Set task —
Give again exactly the lines that run from the start of the records to the line holding "plt.savefig('out.png', dpi=100)", both ends counted. Do not include the pictures.

--- Begin Records supplied ---

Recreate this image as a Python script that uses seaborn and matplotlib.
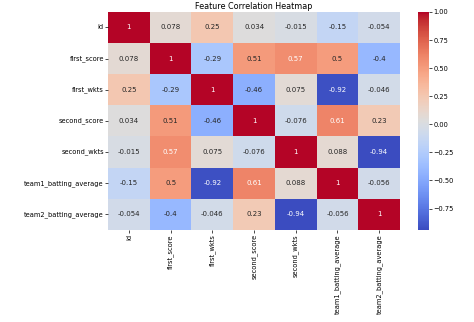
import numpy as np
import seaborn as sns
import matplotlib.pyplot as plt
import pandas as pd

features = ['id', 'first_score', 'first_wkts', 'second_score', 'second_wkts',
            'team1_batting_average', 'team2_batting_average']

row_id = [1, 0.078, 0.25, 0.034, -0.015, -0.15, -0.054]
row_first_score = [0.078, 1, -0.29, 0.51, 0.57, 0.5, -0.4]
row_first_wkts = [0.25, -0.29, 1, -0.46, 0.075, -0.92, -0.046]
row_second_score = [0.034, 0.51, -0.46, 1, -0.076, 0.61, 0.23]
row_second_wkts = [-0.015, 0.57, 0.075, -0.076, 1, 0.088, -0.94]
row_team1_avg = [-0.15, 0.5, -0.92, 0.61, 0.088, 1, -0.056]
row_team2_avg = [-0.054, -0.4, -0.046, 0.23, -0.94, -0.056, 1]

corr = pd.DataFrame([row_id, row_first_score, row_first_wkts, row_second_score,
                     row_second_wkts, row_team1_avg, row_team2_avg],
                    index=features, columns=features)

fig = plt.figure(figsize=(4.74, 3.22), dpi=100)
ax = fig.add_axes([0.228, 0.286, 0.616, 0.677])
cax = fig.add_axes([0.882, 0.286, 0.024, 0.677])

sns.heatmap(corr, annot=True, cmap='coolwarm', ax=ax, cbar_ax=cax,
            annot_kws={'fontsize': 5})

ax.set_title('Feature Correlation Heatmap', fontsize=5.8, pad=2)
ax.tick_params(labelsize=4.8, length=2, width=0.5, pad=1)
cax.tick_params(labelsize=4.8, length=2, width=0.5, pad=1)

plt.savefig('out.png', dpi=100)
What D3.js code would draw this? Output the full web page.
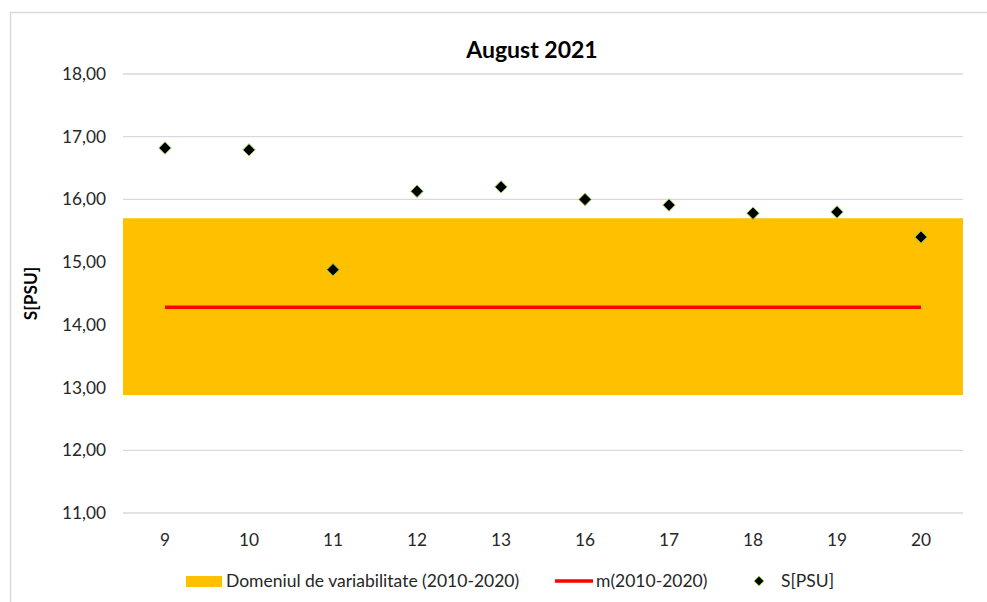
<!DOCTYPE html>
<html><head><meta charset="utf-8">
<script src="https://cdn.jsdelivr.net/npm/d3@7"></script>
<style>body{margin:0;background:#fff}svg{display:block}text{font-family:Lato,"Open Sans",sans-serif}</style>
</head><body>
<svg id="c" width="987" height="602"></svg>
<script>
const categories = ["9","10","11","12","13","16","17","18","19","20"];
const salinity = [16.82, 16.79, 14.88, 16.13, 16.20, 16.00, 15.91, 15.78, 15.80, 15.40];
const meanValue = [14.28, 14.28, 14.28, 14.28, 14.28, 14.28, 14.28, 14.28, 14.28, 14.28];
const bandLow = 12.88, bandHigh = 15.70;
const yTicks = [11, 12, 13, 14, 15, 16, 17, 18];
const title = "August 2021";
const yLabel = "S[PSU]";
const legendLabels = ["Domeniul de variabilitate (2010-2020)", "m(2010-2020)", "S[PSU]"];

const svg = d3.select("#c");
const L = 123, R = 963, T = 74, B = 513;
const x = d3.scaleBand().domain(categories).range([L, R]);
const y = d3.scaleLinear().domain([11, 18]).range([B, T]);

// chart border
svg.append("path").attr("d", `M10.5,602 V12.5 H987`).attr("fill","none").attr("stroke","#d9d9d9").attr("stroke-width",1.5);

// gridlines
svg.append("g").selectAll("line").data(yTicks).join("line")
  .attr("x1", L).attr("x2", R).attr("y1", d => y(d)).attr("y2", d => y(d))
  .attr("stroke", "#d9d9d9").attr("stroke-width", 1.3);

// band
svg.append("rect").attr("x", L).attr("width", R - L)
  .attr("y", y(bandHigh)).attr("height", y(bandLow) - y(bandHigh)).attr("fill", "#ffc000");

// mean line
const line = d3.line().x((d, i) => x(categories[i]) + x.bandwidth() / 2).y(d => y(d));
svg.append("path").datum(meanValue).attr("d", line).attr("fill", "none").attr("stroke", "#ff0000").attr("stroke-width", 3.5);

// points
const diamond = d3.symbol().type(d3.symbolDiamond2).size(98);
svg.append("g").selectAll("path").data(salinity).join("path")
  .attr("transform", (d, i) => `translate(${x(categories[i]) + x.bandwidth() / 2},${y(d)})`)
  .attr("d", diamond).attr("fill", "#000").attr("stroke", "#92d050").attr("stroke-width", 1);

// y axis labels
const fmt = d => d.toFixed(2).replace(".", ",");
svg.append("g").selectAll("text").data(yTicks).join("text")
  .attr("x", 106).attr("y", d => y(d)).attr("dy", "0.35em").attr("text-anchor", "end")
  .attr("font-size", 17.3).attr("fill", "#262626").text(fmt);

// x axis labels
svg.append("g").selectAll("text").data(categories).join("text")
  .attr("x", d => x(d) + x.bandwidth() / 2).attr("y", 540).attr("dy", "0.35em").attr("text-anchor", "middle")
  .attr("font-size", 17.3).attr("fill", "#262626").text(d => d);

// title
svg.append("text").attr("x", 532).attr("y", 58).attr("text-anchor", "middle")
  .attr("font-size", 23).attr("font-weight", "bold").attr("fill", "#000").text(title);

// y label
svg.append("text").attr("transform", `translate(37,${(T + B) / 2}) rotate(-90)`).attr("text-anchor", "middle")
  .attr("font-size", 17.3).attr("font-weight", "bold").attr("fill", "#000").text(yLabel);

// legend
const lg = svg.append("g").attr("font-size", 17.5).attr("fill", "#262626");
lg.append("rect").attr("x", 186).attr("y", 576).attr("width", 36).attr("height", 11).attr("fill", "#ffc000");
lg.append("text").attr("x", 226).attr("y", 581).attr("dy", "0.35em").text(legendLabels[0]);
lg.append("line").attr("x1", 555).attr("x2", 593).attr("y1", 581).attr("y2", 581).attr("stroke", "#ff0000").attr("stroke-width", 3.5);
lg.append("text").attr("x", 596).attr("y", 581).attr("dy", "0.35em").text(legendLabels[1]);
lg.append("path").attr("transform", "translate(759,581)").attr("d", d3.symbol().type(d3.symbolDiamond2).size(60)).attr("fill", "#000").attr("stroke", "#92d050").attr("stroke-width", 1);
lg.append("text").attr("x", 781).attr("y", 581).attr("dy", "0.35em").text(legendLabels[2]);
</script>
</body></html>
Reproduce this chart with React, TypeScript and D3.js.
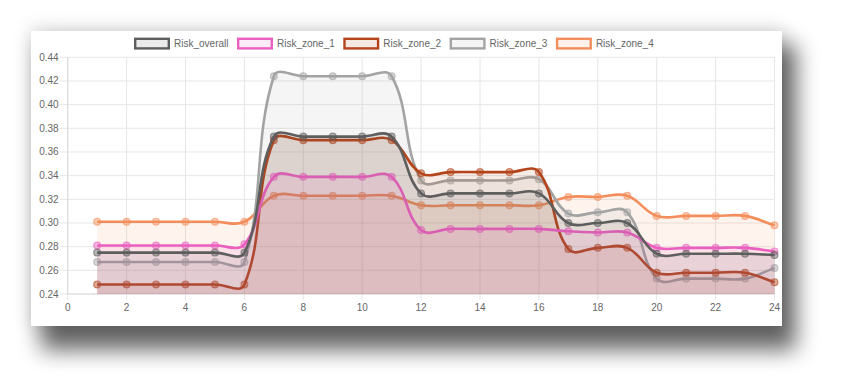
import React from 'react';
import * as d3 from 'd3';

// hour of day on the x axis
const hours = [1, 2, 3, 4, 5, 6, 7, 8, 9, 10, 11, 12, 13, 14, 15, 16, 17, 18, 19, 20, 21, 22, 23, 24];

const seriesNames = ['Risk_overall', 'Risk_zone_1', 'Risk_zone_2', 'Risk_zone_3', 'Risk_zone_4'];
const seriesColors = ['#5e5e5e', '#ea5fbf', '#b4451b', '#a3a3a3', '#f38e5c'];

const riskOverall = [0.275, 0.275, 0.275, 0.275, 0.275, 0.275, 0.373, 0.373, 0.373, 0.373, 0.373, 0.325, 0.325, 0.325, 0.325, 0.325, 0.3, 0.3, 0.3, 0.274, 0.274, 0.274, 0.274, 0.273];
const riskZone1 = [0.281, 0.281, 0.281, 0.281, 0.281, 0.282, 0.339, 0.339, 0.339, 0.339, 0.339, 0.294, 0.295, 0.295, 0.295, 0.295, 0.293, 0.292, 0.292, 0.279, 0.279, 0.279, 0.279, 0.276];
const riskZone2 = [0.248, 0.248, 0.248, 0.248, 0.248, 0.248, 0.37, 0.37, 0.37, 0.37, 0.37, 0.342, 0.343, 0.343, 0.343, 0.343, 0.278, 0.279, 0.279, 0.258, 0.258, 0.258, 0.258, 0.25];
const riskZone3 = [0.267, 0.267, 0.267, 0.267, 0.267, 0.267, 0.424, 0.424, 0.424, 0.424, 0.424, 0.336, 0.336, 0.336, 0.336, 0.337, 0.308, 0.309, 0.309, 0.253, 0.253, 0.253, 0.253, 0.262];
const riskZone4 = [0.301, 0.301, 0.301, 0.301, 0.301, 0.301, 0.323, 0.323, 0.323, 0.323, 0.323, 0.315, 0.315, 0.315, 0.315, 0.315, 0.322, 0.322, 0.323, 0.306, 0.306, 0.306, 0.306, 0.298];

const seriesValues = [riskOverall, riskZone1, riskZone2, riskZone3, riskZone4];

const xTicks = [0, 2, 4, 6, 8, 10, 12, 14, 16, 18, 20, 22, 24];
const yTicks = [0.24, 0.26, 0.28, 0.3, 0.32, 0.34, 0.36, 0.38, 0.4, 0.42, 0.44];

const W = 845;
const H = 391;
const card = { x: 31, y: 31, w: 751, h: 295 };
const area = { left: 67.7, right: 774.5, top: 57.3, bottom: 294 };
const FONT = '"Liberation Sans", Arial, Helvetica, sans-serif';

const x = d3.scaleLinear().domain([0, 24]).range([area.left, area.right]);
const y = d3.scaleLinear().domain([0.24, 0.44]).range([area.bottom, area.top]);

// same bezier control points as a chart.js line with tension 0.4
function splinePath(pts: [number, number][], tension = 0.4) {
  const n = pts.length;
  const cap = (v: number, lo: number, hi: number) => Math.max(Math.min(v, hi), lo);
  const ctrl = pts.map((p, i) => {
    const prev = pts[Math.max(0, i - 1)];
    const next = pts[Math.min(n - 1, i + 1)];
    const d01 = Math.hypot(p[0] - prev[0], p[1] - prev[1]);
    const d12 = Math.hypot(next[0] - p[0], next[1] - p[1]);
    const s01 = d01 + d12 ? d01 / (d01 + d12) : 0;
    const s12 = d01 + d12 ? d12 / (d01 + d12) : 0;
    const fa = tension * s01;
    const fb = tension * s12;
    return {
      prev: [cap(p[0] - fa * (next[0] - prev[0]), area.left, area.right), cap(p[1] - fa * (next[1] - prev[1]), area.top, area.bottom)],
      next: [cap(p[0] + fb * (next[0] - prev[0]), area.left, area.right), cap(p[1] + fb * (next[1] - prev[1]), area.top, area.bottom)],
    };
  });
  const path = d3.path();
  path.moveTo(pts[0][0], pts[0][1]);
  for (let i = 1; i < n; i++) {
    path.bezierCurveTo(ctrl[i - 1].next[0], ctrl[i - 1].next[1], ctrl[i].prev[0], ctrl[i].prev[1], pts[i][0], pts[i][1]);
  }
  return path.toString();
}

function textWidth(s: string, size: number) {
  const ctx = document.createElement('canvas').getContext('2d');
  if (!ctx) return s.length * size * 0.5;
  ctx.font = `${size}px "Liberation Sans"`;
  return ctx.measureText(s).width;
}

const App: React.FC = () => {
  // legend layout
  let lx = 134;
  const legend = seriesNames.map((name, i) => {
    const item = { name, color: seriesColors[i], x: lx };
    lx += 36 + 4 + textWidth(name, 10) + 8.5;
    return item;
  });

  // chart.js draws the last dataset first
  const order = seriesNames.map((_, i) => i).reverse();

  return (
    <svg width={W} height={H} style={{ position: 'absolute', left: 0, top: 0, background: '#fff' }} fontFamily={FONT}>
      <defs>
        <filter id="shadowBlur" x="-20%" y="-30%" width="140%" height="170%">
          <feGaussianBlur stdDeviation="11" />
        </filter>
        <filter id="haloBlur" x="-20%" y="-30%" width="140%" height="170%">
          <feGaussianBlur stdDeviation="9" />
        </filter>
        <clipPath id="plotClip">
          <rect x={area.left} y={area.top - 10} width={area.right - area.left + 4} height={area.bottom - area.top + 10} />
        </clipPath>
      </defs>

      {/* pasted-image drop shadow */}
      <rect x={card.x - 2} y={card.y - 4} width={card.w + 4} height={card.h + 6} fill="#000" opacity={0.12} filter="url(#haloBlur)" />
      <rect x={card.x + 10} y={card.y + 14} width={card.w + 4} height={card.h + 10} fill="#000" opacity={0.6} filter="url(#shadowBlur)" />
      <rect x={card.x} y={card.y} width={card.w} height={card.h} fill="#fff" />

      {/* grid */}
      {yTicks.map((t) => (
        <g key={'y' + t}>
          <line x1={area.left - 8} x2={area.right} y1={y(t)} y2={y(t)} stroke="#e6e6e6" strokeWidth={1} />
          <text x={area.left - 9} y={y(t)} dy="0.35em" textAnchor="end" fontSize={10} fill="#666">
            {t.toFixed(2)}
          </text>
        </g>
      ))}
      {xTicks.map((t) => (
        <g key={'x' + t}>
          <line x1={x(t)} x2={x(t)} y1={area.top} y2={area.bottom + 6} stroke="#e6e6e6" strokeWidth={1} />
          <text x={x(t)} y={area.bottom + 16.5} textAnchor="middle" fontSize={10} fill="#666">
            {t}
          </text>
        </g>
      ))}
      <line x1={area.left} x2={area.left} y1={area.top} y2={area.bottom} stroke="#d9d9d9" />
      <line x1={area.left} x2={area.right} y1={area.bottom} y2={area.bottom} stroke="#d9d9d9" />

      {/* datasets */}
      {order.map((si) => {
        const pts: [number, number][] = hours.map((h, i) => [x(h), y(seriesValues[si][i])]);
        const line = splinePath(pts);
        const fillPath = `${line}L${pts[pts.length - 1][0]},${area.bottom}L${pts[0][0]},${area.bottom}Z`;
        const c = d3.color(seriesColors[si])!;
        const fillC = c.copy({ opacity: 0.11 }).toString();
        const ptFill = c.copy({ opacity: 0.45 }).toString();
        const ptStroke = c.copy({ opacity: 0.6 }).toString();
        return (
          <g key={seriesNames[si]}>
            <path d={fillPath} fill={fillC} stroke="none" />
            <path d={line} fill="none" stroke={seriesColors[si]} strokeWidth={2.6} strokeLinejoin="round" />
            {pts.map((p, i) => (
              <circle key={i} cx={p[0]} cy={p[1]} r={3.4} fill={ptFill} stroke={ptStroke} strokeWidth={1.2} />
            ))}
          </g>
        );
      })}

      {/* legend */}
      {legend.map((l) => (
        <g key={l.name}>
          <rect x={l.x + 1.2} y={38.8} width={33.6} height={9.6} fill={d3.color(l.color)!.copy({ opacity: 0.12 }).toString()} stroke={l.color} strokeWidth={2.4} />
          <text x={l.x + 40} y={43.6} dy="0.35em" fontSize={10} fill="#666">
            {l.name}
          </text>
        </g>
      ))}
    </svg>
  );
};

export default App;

--- End Records supplied ---

Task answer —
Recreate this image as a Python script that uses seaborn and matplotlib.
import numpy as np
import seaborn as sns
import matplotlib.pyplot as plt
import pandas as pd

features = ['id', 'first_score', 'first_wkts', 'second_score', 'second_wkts',
            'team1_batting_average', 'team2_batting_average']

row_id = [1, 0.078, 0.25, 0.034, -0.015, -0.15, -0.054]
row_first_score = [0.078, 1, -0.29, 0.51, 0.57, 0.5, -0.4]
row_first_wkts = [0.25, -0.29, 1, -0.46, 0.075, -0.92, -0.046]
row_second_score = [0.034, 0.51, -0.46, 1, -0.076, 0.61, 0.23]
row_second_wkts = [-0.015, 0.57, 0.075, -0.076, 1, 0.088, -0.94]
row_team1_avg = [-0.15, 0.5, -0.92, 0.61, 0.088, 1, -0.056]
row_team2_avg = [-0.054, -0.4, -0.046, 0.23, -0.94, -0.056, 1]

corr = pd.DataFrame([row_id, row_first_score, row_first_wkts, row_second_score,
                     row_second_wkts, row_team1_avg, row_team2_avg],
                    index=features, columns=features)

fig = plt.figure(figsize=(4.74, 3.22), dpi=100)
ax = fig.add_axes([0.228, 0.286, 0.616, 0.677])
cax = fig.add_axes([0.882, 0.286, 0.024, 0.677])

sns.heatmap(corr, annot=True, cmap='coolwarm', ax=ax, cbar_ax=cax,
            annot_kws={'fontsize': 5})

ax.set_title('Feature Correlation Heatmap', fontsize=5.8, pad=2)
ax.tick_params(labelsize=4.8, length=2, width=0.5, pad=1)
cax.tick_params(labelsize=4.8, length=2, width=0.5, pad=1)

plt.savefig('out.png', dpi=100)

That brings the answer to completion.